[Stored data]
Begin

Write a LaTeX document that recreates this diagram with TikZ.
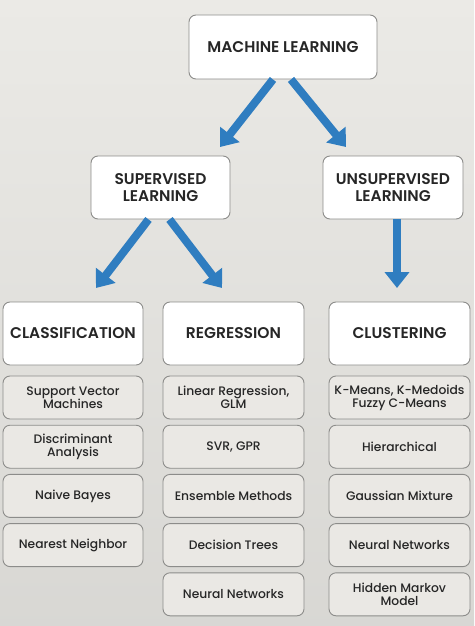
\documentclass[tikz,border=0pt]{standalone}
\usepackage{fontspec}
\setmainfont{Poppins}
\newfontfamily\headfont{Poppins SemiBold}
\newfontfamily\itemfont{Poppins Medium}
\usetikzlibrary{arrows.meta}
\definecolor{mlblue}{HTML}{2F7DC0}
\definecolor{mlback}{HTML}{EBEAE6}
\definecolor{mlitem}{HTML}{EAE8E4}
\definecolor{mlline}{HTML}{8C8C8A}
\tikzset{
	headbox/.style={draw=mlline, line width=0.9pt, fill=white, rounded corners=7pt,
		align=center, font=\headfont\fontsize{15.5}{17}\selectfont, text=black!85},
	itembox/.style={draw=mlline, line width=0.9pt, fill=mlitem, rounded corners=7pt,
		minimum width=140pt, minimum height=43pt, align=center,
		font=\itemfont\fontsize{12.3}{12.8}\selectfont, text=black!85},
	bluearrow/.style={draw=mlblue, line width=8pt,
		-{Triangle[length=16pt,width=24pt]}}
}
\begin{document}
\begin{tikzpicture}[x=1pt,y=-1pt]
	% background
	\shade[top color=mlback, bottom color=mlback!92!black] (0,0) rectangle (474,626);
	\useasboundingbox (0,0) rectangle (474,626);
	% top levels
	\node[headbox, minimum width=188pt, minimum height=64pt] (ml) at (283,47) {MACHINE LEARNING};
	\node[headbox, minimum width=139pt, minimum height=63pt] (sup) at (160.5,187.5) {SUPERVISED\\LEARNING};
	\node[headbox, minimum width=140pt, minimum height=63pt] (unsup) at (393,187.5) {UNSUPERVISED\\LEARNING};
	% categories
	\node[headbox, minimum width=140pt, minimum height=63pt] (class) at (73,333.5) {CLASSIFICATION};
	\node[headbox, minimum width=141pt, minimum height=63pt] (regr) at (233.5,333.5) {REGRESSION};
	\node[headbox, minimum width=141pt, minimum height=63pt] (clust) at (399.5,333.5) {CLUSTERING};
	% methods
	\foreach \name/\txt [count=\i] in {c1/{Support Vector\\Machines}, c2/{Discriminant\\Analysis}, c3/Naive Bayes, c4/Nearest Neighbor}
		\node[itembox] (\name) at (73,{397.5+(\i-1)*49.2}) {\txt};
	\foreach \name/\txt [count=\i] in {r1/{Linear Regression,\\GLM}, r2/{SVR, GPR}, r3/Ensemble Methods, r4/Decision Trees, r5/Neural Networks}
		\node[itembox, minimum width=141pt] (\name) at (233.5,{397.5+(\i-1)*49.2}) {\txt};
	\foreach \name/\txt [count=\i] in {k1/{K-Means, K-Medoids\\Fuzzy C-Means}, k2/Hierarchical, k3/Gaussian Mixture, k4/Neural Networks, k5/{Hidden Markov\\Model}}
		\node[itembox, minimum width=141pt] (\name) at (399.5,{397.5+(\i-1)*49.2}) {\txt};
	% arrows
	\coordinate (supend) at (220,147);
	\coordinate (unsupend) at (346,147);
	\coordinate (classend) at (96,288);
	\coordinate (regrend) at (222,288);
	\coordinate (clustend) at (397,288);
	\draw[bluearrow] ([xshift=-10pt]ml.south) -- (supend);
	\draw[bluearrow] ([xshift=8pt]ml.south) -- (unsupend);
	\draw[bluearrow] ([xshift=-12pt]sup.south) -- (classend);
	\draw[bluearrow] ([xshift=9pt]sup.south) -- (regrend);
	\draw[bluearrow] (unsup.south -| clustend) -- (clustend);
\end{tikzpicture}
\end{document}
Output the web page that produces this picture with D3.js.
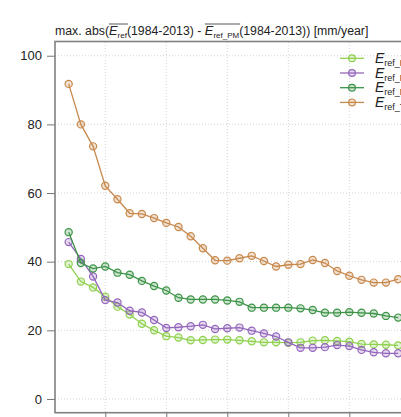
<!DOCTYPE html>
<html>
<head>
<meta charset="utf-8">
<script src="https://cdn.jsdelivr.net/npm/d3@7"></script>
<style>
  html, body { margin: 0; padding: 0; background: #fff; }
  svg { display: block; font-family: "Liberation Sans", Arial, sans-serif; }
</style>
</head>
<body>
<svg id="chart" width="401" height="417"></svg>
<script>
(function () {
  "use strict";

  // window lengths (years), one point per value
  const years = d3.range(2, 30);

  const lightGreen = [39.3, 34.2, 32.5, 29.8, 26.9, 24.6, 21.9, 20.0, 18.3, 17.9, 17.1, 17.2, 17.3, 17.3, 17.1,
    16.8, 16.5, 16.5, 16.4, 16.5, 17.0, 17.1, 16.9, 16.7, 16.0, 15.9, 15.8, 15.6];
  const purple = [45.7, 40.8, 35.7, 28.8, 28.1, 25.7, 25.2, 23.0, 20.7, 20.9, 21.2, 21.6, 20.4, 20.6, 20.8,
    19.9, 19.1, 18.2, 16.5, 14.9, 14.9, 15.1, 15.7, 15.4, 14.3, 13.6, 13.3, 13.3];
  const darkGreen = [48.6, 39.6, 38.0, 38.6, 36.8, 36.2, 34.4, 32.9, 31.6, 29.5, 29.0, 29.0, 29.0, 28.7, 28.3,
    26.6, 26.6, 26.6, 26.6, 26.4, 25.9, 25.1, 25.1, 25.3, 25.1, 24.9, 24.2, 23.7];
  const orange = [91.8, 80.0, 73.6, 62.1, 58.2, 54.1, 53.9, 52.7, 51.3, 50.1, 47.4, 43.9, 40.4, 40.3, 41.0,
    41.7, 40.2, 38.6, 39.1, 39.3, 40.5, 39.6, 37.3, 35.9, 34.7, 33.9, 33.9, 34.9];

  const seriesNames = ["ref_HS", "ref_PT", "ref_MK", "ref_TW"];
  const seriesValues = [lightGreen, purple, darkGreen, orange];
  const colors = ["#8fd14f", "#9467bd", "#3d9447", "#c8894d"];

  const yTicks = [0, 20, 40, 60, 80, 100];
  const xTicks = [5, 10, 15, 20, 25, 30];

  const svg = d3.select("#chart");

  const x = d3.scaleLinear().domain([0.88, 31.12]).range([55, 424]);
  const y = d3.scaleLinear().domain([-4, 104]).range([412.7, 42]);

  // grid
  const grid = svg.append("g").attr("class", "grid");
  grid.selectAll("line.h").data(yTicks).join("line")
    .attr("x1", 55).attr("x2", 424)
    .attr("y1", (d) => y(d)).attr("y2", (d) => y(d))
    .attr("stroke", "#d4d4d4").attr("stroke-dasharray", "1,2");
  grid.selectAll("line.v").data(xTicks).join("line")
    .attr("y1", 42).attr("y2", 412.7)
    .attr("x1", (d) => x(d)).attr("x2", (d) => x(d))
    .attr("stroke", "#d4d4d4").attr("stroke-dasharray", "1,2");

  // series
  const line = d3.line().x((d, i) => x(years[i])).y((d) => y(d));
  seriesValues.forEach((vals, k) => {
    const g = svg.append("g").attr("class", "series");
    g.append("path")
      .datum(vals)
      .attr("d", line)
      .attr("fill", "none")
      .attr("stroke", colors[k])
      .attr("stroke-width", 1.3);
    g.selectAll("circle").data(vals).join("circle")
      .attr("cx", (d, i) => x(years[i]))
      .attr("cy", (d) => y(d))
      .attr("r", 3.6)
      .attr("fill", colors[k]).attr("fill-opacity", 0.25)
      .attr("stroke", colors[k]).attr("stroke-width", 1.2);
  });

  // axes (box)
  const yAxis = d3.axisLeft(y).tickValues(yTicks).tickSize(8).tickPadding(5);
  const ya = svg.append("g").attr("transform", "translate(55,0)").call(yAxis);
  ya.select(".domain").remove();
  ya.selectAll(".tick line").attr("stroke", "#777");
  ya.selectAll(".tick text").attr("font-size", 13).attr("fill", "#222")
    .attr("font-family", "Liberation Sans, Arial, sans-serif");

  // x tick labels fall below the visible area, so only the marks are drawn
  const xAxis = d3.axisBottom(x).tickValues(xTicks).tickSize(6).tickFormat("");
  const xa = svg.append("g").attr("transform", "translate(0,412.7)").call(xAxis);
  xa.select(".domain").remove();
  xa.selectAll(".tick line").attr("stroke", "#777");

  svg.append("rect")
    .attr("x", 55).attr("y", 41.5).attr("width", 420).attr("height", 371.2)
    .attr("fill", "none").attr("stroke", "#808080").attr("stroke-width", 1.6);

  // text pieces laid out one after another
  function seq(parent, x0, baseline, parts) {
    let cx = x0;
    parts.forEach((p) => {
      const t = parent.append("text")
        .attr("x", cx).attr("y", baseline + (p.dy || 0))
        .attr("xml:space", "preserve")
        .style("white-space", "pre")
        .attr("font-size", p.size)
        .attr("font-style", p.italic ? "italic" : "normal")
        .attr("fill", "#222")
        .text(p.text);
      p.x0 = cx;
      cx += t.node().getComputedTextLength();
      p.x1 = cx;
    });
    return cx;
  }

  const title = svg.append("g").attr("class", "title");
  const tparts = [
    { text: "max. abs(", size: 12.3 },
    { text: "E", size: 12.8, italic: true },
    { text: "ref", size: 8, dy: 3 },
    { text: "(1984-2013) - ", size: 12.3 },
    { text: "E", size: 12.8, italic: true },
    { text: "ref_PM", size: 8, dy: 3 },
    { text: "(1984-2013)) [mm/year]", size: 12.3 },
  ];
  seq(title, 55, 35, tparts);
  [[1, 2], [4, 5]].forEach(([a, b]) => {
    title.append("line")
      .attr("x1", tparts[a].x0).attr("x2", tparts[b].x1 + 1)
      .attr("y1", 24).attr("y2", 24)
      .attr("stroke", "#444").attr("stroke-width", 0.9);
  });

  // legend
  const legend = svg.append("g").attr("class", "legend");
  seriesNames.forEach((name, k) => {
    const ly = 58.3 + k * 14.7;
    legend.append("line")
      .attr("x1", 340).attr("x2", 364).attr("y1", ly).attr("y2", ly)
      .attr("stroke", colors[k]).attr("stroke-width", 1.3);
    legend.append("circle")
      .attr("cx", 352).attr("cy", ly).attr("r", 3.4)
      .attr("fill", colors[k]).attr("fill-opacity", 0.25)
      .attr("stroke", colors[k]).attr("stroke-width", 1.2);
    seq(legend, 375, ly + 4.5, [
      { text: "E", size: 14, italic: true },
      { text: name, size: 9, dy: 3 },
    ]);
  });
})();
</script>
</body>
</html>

End

Word for word, restate the lines beginning with the one that has "Output the web" and ending with the one that has "const years = d3.range(2, 30);". Keep both ends and skip any pictures.

_WORKED ANSWER:_
Output the web page that produces this picture with D3.js.
<!DOCTYPE html>
<html>
<head>
<meta charset="utf-8">
<script src="https://cdn.jsdelivr.net/npm/d3@7"></script>
<style>
  html, body { margin: 0; padding: 0; background: #fff; }
  svg { display: block; font-family: "Liberation Sans", Arial, sans-serif; }
</style>
</head>
<body>
<svg id="chart" width="401" height="417"></svg>
<script>
(function () {
  "use strict";

  // window lengths (years), one point per value
  const years = d3.range(2, 30);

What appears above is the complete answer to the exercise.